Figure 21: Hotspots of antimicrobial resistance. Figure is from Singer et al. [26]

Cross-border spread of AMR

World airline travel routes in 2014.** Photo credit Jpatokal/Wikimedia (CC BY-SA 2.5)

The COVID-19 pandemic has exposed the limitations of global collaboration and response within existing global health frameworks, pointing to a clear need for more rules-based global governance to be able to effectively prevent, prepare and respond to health emergencies in a more just equitable way. However, valuable lessons from COVID-19 pandemic could enhance actions against AMR Table 2. Clearly, actions taken by one country have had substantial consequences for others. governments should significantly bolster global and national capacity to prevent and respond to global cross-border health threats more broadly.

Table 2: Global successes and shortcomings in the multilateral response to the COVID-19 pandemic. Table is from Jit et al 2021. [27]
Domain Successes Shortcomings
Research collaboration and information sharing
  • Sharing of information by researchers

  • International research collaborations

  • Public data repositories

  • Many regions and countries slow to learn policy lessons from elsewhere

  • Lack of systemic global research governance

  • Duplication of research studies

Vaccine discovery and development
  • Multinational initiatives to fund efforts such as the Coronavirus Global Response and the Coalition for Epidemic Preparedness Innovations

  • Approval of vaccines and adjuvants

  • Establishing the principle of equitable vaccine distribution through the COVAX Facility (despite failures in implementation)

  • Most funding from national efforts

  • Most vaccine doses secured by rich countries through bilateral deals

  • Trade barriers around vaccines and raw materials

Travel policies
  • Travel restrictions delayed spread from China in early 2020
  • Dissonant COVID-19 response policies between highly connected nations

  • Restrictions on travel to countries of high COVID-19 incidence contribute little to control in these countries

The actions of the EU during the pandemic illustrate the tension between short-term nationalistic incentives and long-term imperatives for cooperation towards achieving global public goods such as reducing antimicrobial resistance. The EU has struggled to balance preferences of individual member-states (and those of their political leaderships), with the collective interests of all member-states. Such tensions are especially challenging when health care and health policy issues are involved, given how these have hitherto remained largely the responsibility of the member-states. In a pandemic, this can lead to inertia and political indecisiveness at the EU level, with member-states filling the gap with potentially contradictory or competing decisions.

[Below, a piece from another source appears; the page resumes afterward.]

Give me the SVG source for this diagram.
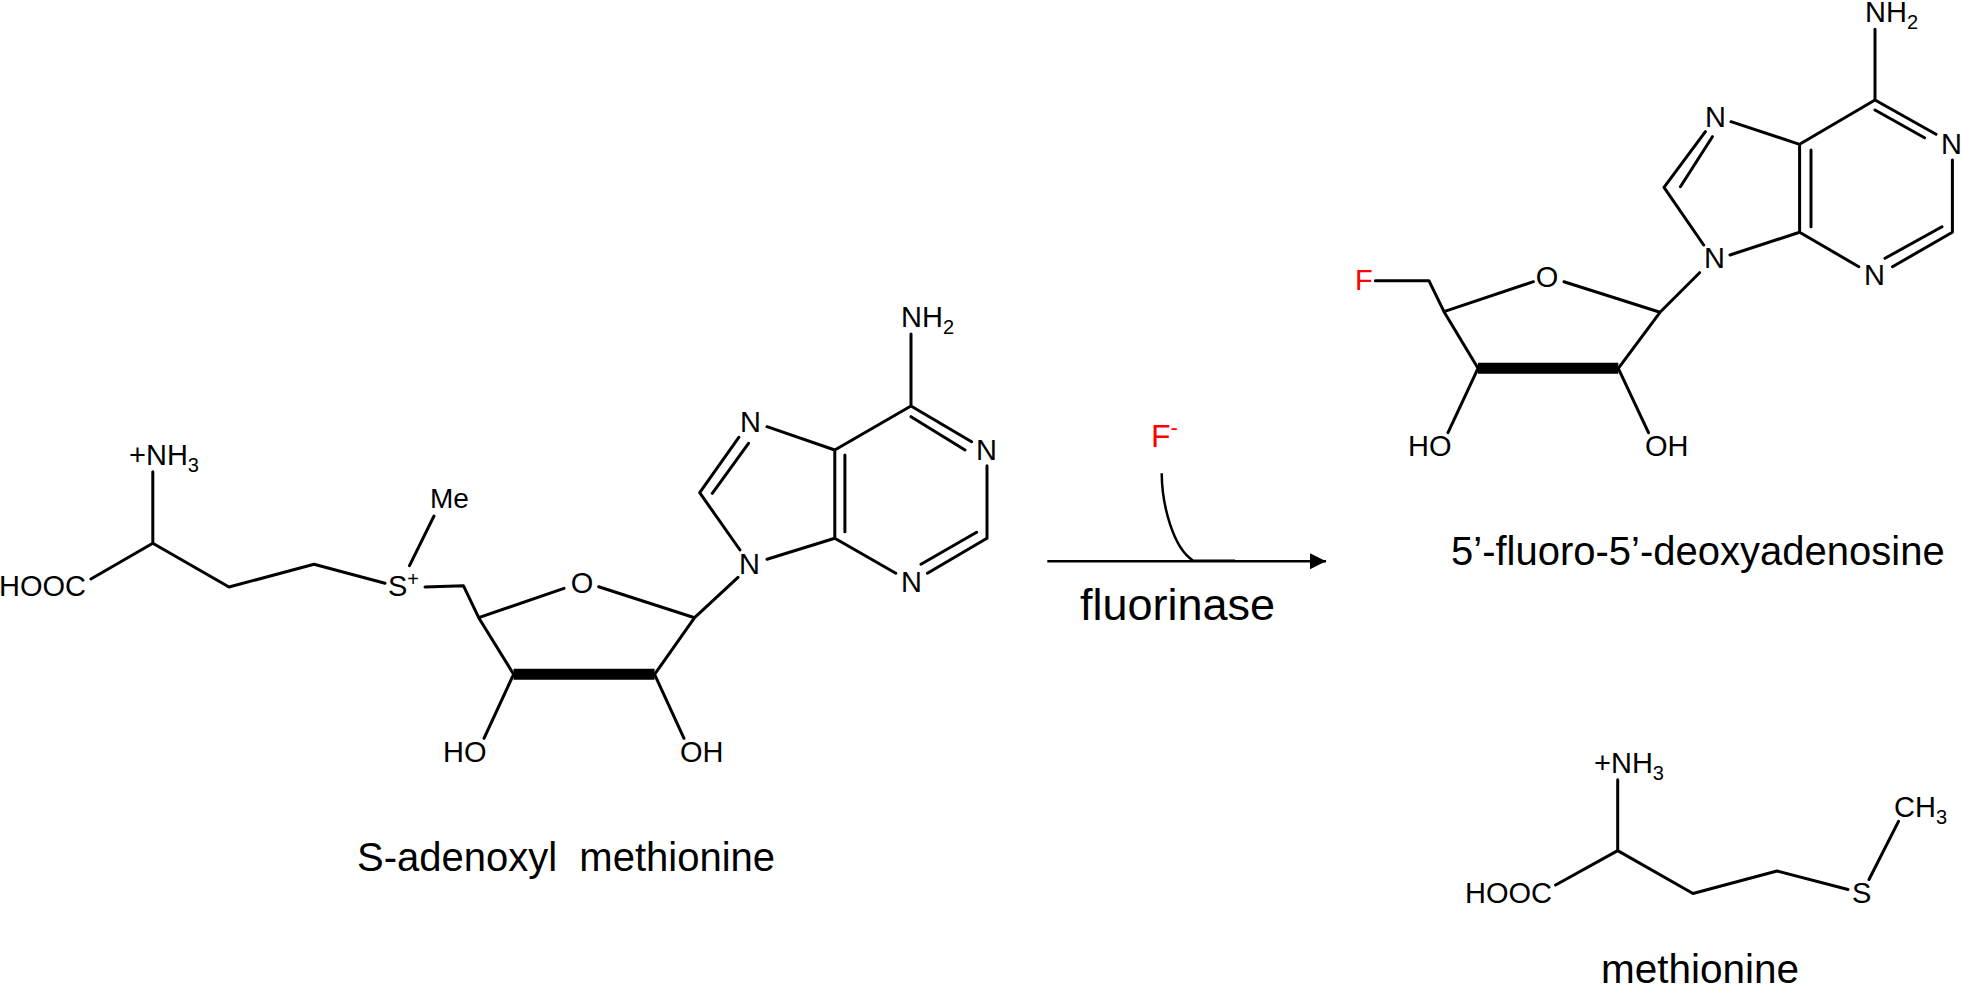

Looking ahead, it is likely that there will be several changes to the global health architecture, possibly including a new pandemic treaty and additional international collaborative mechanisms to promote preparedness and coordinate responses. In the following sections, we explore what those developments might look like in three key areas.

Summary

The post-COVID-19 world must overcome setbacks from the pandemic to hard-fought progress in reducing poverty and inequality. Health infrastructure and human resources vital for fighting AMR have been overburdened and will take many years to recover, particularly if governments impose austerity measures as they seek to recover from fiscal expansion during the pandemic.

Decades of funding neglect, combined with continuously increasing global antibiotic consumption, poor surveillance data, and weak pipelines for new drugs, vaccines and diagnostics, has left the world vulnerable to a pandemic of resistant and untreatable infections.

Therefore, strong multilateral collaboration is essential for the world to absorb these shocks and refocus on the silent but growing pandemic of AMR.

Pandemics are opportunities to re-imagine governance structures and learn from previous experiences. COVID-19 has shown the importance of multilateral collaboration in diverse areas, including research and knowledge sharing, discovery, development and distribution of vaccines and medicines and access to diagnostics and medicines. Action is needed now to reverse the unthinkable future of untreatable infections.